How to kill a story

gaelicThe Census data was released yesterday on the European Day o Languages, and we found out that Scots has many more speakers than Welsh, Icelandic, Breton, Basque, Estonian, Corsican, Sardinian, Frisian. Michael Hance captured the euphoria “an affa emotional day for me the day. Canna believe it’s raelly happent.”

However the this positive feeling was not to last. The deliberate cleansing of the Scots data from the NRS News release meant that one of the most important cultural stories of modern Scottish history, was completely missed by the Scottish and UK press and TV.

As Colin Wilson put it “Reporting Scotland the nicht hid a nae bad piece aboot the figures for Gaelic, even a cuttie interview wi an activist, bit said naething avaw aboot Scots, nae even that the figures hid been gaither’t for the first time.”

The only BBC News story Census shows decline in Gaelic speakers ‘slowed’ exemplifies the low-key media approach. Although there is a quote from Michael Hance, later the piece focuses on Gaelic (about 60% of the text). An excerpt follows to show the balance.

A decline in the overall number of Gaelic speakers in Scotland has “slowed”, according to the latest results from the 2011 Census. The previous Census results recorded an 11% drop in speakers, while the new figures suggest a 1.2% fall from 59,000 to 58,000. The latest results also show a 0.1% increase in Gaelic speakers aged under 20. The Scottish government said the results were encouraging. The results also include detail on what languages are used in Scottish homes. They suggest that 93% of people aged three and over reported that they used only English at home. About 1.5 million people reported that they regularly spoke Scots. The figures also show 1% of the population – 54,000 people – used Polish at home, while 13,000 people reported using British Sign Language. Alasdair Allan, minister for Scotland’s languages, said: “While the census shows a slight fall overall, we can take real encouragement from the growth in Gaelic speakers under the age of 20“.

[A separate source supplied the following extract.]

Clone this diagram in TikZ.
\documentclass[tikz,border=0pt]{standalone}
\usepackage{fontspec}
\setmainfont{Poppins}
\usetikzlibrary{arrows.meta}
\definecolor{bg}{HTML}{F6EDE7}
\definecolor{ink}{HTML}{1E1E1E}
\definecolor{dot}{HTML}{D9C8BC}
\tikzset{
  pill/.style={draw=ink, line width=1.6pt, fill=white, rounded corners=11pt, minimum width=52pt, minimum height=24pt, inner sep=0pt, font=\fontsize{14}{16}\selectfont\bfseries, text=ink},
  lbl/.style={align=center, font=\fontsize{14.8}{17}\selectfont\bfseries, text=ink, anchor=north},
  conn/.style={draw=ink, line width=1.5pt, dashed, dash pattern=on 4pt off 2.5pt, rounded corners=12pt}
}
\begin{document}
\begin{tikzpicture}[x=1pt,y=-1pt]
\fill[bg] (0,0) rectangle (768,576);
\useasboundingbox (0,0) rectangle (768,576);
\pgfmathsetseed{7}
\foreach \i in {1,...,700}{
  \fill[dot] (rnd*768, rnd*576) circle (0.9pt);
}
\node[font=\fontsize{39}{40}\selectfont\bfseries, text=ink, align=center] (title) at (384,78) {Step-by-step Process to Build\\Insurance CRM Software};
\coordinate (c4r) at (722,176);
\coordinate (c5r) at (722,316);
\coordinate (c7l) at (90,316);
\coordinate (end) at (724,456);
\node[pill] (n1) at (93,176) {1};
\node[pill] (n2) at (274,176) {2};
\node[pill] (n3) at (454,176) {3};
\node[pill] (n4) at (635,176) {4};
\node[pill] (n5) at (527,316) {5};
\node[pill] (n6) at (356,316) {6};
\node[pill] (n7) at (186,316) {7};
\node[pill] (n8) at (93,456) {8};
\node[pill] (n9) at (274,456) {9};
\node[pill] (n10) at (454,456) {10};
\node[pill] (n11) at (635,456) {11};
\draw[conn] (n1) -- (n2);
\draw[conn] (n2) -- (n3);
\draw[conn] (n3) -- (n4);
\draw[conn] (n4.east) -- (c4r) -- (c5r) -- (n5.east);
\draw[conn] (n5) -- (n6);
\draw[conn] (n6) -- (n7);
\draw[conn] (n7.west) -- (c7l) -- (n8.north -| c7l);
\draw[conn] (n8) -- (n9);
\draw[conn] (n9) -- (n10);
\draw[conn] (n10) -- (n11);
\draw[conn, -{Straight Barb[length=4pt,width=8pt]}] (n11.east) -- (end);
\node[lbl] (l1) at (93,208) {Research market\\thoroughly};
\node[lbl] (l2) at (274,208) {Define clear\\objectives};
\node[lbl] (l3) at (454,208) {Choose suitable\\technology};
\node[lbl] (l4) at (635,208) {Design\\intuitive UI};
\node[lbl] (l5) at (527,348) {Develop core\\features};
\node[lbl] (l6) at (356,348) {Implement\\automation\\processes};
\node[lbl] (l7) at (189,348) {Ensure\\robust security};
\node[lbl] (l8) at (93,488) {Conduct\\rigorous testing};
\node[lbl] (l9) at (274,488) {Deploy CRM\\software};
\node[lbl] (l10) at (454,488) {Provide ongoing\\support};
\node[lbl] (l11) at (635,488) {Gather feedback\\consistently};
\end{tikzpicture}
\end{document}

The really ‘important’ news story was about Gaelic, the ‘only English’ data (which will be discussed elsewhere) was used as a spoiler for the Scots data and Polish and Sign Language were given equal status to Scots. This is how a story is killed .

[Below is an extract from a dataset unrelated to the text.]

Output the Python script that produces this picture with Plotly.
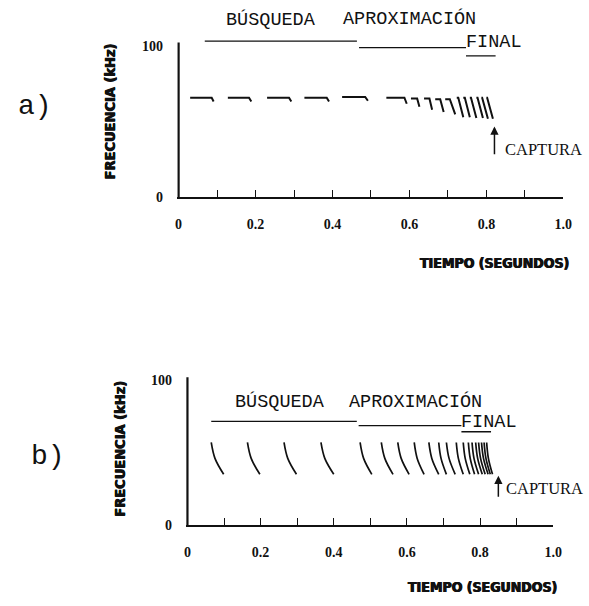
import plotly.graph_objects as go

# ---------------- data ----------------
# Panel a: CF-FM calls (time in s, frequency in kHz)
a_start = [0.030, 0.128, 0.230, 0.327, 0.425, 0.540, 0.604, 0.638, 0.667, 0.693,
           0.723, 0.740, 0.757, 0.774, 0.787, 0.800]
a_cf_end = [0.086, 0.183, 0.287, 0.385, 0.485, 0.587, 0.620, 0.652, 0.680, 0.705,
            0.727, 0.744, 0.760, 0.777, 0.789, 0.802]
a_fm_end = [0.091, 0.189, 0.293, 0.391, 0.492, 0.593, 0.626, 0.659, 0.689, 0.719,
            0.740, 0.757, 0.774, 0.791, 0.804, 0.817]
a_f_cf = [66, 66, 66, 66, 66.5, 66, 65.5, 65.5, 65, 65, 66, 66, 66, 66, 66, 66]
a_f_end = [63.5, 63.5, 63.5, 63.5, 64, 62, 60, 58, 56.5, 55, 53, 53, 52.5, 52.5, 52, 52]

# Panel b: FM calls
b_start = [0.065, 0.164, 0.264, 0.365, 0.472, 0.530, 0.575, 0.620, 0.660, 0.687,
           0.708, 0.735, 0.754, 0.768, 0.778, 0.788, 0.796, 0.804, 0.811, 0.818]
b_end = [0.099, 0.198, 0.298, 0.400, 0.504, 0.562, 0.606, 0.647, 0.687, 0.708,
         0.732, 0.754, 0.772, 0.785, 0.796, 0.806, 0.814, 0.822, 0.828, 0.834]
b_f_top = 57
b_f_bot = 35

x_tickvals = [0, 0.1, 0.2, 0.3, 0.4, 0.5, 0.6, 0.7, 0.8, 0.9, 1.0]
x_ticktext = ["0", "", "0.2", "", "0.4", "", "0.6", "", "0.8", "", "1.0"]
y_tickvals = [0, 100]
y_ticktext = ["0", "100"]

phase_names = ["BÚSQUEDA", "APROXIMACIÓN", "FINAL"]
# phase bars: (t_start, t_end, level)
a_phase_t0 = [0.068, 0.469, 0.747]
a_phase_t1 = [0.4635, 0.747, 0.824]
a_phase_f = [103.5, 99.2, 93.7]
b_phase_t0 = [0.065, 0.468, 0.749]
b_phase_t1 = [0.463, 0.749, 0.830]
b_phase_f = [71.6, 68.7, 64.4]

W, H = 589, 606
BLACK = "#111111"

fig = go.Figure()

# ---- panel a calls ----
for s, c, e, fc, fe in zip(a_start, a_cf_end, a_fm_end, a_f_cf, a_f_end):
    fig.add_trace(go.Scatter(x=[s, c, e], y=[fc, fc, fe], mode="lines",
                             line=dict(color=BLACK, width=2), xaxis="x", yaxis="y",
                             hoverinfo="skip"))
# y axis line a
fig.add_trace(go.Scatter(x=[0, 0], y=[0, 102.6], mode="lines",
                         line=dict(color=BLACK, width=2.2), xaxis="x", yaxis="y", hoverinfo="skip"))
for t0, t1, f in zip(a_phase_t0, a_phase_t1, a_phase_f):
    fig.add_trace(go.Scatter(x=[t0, t1], y=[f, f], mode="lines",
                             line=dict(color=BLACK, width=1.3), xaxis="x", yaxis="y", hoverinfo="skip"))

# ---- panel b calls ----
for s, e in zip(b_start, b_end):
    d = e - s
    fig.add_trace(go.Scatter(x=[s, s + 0.30 * d, e],
                             y=[b_f_top, (b_f_top + b_f_bot) / 2, b_f_bot],
                             mode="lines", line=dict(color=BLACK, width=1.7, shape="spline"),
                             xaxis="x2", yaxis="y2", hoverinfo="skip"))
fig.add_trace(go.Scatter(x=[0, 0], y=[0, 102], mode="lines",
                         line=dict(color=BLACK, width=2.2), xaxis="x2", yaxis="y2", hoverinfo="skip"))
for t0, t1, f in zip(b_phase_t0, b_phase_t1, b_phase_f):
    fig.add_trace(go.Scatter(x=[t0, t1], y=[f, f], mode="lines",
                             line=dict(color=BLACK, width=1.3), xaxis="x2", yaxis="y2", hoverinfo="skip"))

tickfont = dict(family="Liberation Serif, Times New Roman, serif", size=14, color=BLACK, weight="bold")

def xax(domain):
    return dict(domain=domain, range=[-0.004, 1.0], showgrid=False, zeroline=False,
                showline=True, linecolor=BLACK, linewidth=2, ticks="inside", ticklen=7,
                tickwidth=1.3, tickcolor=BLACK, tickvals=x_tickvals, ticktext=x_ticktext,
                tickfont=tickfont, ticklabelstandoff=13, fixedrange=True)

def yax(domain, rng, anchor):
    return dict(domain=domain, range=rng, showgrid=False, zeroline=False, showline=False,
                ticks="", tickvals=y_tickvals, ticktext=y_ticktext, tickfont=tickfont,
                ticklabelstandoff=13, anchor=anchor, fixedrange=True)

fig.update_layout(
    width=W, height=H, margin=dict(l=0, r=0, t=0, b=0),
    paper_bgcolor="white", plot_bgcolor="white", showlegend=False,
    xaxis=xax([178.4 / W, 572 / W]) | dict(anchor="y"),
    yaxis=yax([1 - 200 / H, 1 - 10.3 / H], [0, 124], "x"),
    xaxis2=xax([187.5 / W, 561.7 / W]) | dict(anchor="y2"),
    yaxis2=yax([1 - 532 / H, 1 - 378 / H], [0, 105], "x2"),
)

mono = dict(family="Liberation Mono, Courier New, monospace", size=18.5, color=BLACK)
serif = dict(family="Liberation Serif, Times New Roman, serif", size=16.5, color=BLACK)
heavy = dict(family="Liberation Sans Narrow, DejaVu Sans Condensed, DejaVu Sans, sans-serif",
             size=14, color=BLACK, weight="bold", shadow="0.5px 0 0 #111, -0.5px 0 0 #111")
letter = dict(family="Liberation Mono, Courier New, monospace", size=28, color=BLACK)

C = dict(xanchor="center", yanchor="middle", showarrow=False)

ann = []
# phase labels a
ann += [dict(x=0.24, y=117.6, xref="x", yref="y", text=phase_names[0], font=mono, **C),
        dict(x=0.60, y=118.3, xref="x", yref="y", text=phase_names[1], font=mono, **C),
        dict(x=0.82, y=102.6, xref="x", yref="y", text=phase_names[2], font=mono, **C)]
# phase labels b
ann += [dict(x=0.2535, y=85, xref="x2", yref="y2", text=phase_names[0], font=mono, **C),
        dict(x=0.624, y=85, xref="x2", yref="y2", text=phase_names[1], font=mono, **C),
        dict(x=0.825, y=70.5, xref="x2", yref="y2", text=phase_names[2], font=mono, **C)]
# capture arrows
ann += [dict(x=0.821, y=47, ax=0.821, ay=27.5, xref="x", yref="y", axref="x", ayref="y",
             text="", showarrow=True, arrowhead=2, arrowsize=1.1, arrowwidth=1.5, arrowcolor=BLACK),
        dict(x=511 / W, y=1 - 152 / H, xref="paper", yref="paper", text="CAPTURA",
             showarrow=False, xanchor="left", yanchor="middle", font=serif),
        dict(x=0.85, y=34, ax=0.85, ay=18.4, xref="x2", yref="y2", axref="x2", ayref="y2",
             text="", showarrow=True, arrowhead=2, arrowsize=1.1, arrowwidth=1.5, arrowcolor=BLACK),
        dict(x=512 / W, y=1 - 495 / H, xref="paper", yref="paper", text="CAPTURA",
             showarrow=False, xanchor="left", yanchor="middle", font=serif)]
# axis titles
ann += [dict(x=580 / W, y=1 - 267 / H, xref="paper", yref="paper", text="TIEMPO (SEGUNDOS)",
             showarrow=False, xanchor="right", yanchor="middle", font=heavy),
        dict(x=568 / W, y=1 - 595 / H, xref="paper", yref="paper", text="TIEMPO (SEGUNDOS)",
             showarrow=False, xanchor="right", yanchor="middle", font=heavy),
        dict(x=110 / W, y=1 - 113 / H, xref="paper", yref="paper", text="FRECUENCIA (kHz)",
             textangle=-90, font=heavy | dict(size=14.5), **C),
        dict(x=120 / W, y=1 - 455 / H, xref="paper", yref="paper", text="FRECUENCIA (kHz)",
             textangle=-90, font=heavy | dict(size=14.5), **C)]
# panel letters
ann += [dict(x=34 / W, y=1 - 108 / H, xref="paper", yref="paper", text="a)", font=letter, **C),
        dict(x=47 / W, y=1 - 463 / H, xref="paper", yref="paper", text="b)", font=letter, **C)]

fig.update_layout(annotations=ann)
fig.write_html("out.html", config={"displayModeBar": False},
               post_script="document.body.style.margin='0';")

The British press showed no interest, only the Guardian story Where in Scotland do people feel the most Scottish? covered the Census at all, and focused on the (admittedly interesting) identity question. The BBC picked this aspect up too, Census suggests most Scots ‘feel only Scottish‘.

Not surprisingly there was no international interest. Even the normally reliable Eurolang NGO followed the NRS line. This was their version; “Decline in numbers of Gaelic speakers has slowed with the census showing a 1.2% drop from 59,000 speakers to 58.000 speakers, far better than the 11% drop ten years ago. The Scottish Government says the figures are encouraging and may show that Gaelic could be about to turn the corner and gradually increase the number of speakers. Comments from all the Gaelic experts here welcome. It certainly looks like the revitalisation effort is beginning to pay off. Mixed messages about Scots though. (my emphasis)”

Michael Hance summed up the treatment of Scots in despair “Aye weel, that wis Scots speakers cleansed fae the telly the streen an near on naethin on the radio bar a report on Radio Shetland. I did get a e-mail tho fae a quine I’m workin wi on anither project. In it she tellt me she’d heard on the news – dinna ken whit station – that jist 1% o fowk spoke Scots. That’s the vairsion that wis gien in the NRS’s ain unscientific an linguistically ignorant interpretation o the data. It means, for example, that o the 8000 fowk in Shetland that said they spoke Scots, jist 80 o them speak the language in the hoose. Sorry, NRS, but that’s keech an we’re nae pittin up wi it“.